* begin *

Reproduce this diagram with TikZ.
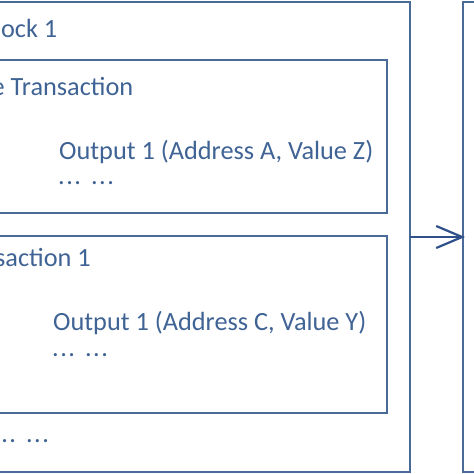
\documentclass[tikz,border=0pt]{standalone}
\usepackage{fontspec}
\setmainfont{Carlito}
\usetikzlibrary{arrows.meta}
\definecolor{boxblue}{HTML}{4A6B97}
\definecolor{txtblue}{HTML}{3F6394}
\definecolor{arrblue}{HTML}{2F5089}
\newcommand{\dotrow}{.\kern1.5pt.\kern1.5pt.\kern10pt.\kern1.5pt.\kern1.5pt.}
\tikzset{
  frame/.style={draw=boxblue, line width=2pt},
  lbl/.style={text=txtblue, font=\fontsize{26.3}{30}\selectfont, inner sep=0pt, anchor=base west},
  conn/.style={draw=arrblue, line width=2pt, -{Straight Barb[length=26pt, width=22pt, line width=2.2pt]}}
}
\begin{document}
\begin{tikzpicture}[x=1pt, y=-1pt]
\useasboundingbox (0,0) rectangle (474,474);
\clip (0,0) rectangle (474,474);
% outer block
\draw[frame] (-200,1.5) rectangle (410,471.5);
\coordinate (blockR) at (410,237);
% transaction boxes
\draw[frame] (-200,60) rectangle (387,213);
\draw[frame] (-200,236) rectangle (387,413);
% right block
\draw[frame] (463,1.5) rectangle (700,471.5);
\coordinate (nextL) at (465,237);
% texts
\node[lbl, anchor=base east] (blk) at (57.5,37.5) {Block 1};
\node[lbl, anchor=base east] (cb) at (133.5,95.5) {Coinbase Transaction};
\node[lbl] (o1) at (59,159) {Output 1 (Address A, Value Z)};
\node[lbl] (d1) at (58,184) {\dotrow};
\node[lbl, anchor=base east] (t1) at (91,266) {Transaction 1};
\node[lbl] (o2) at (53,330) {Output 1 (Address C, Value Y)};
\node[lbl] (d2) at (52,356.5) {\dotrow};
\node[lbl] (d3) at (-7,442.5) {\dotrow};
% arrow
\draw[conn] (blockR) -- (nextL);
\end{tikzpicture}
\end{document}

* end *

- _WRITTEN INSTRUCTION_
Copy the data word for word. Pictures do not go in the copy.

- _THE COMPLETED TASK_
Reproduce this diagram with TikZ.
\documentclass[tikz,border=0pt]{standalone}
\usepackage{fontspec}
\setmainfont{Carlito}
\usetikzlibrary{arrows.meta}
\definecolor{boxblue}{HTML}{4A6B97}
\definecolor{txtblue}{HTML}{3F6394}
\definecolor{arrblue}{HTML}{2F5089}
\newcommand{\dotrow}{.\kern1.5pt.\kern1.5pt.\kern10pt.\kern1.5pt.\kern1.5pt.}
\tikzset{
  frame/.style={draw=boxblue, line width=2pt},
  lbl/.style={text=txtblue, font=\fontsize{26.3}{30}\selectfont, inner sep=0pt, anchor=base west},
  conn/.style={draw=arrblue, line width=2pt, -{Straight Barb[length=26pt, width=22pt, line width=2.2pt]}}
}
\begin{document}
\begin{tikzpicture}[x=1pt, y=-1pt]
\useasboundingbox (0,0) rectangle (474,474);
\clip (0,0) rectangle (474,474);
% outer block
\draw[frame] (-200,1.5) rectangle (410,471.5);
\coordinate (blockR) at (410,237);
% transaction boxes
\draw[frame] (-200,60) rectangle (387,213);
\draw[frame] (-200,236) rectangle (387,413);
% right block
\draw[frame] (463,1.5) rectangle (700,471.5);
\coordinate (nextL) at (465,237);
% texts
\node[lbl, anchor=base east] (blk) at (57.5,37.5) {Block 1};
\node[lbl, anchor=base east] (cb) at (133.5,95.5) {Coinbase Transaction};
\node[lbl] (o1) at (59,159) {Output 1 (Address A, Value Z)};
\node[lbl] (d1) at (58,184) {\dotrow};
\node[lbl, anchor=base east] (t1) at (91,266) {Transaction 1};
\node[lbl] (o2) at (53,330) {Output 1 (Address C, Value Y)};
\node[lbl] (d2) at (52,356.5) {\dotrow};
\node[lbl] (d3) at (-7,442.5) {\dotrow};
% arrow
\draw[conn] (blockR) -- (nextL);
\end{tikzpicture}
\end{document}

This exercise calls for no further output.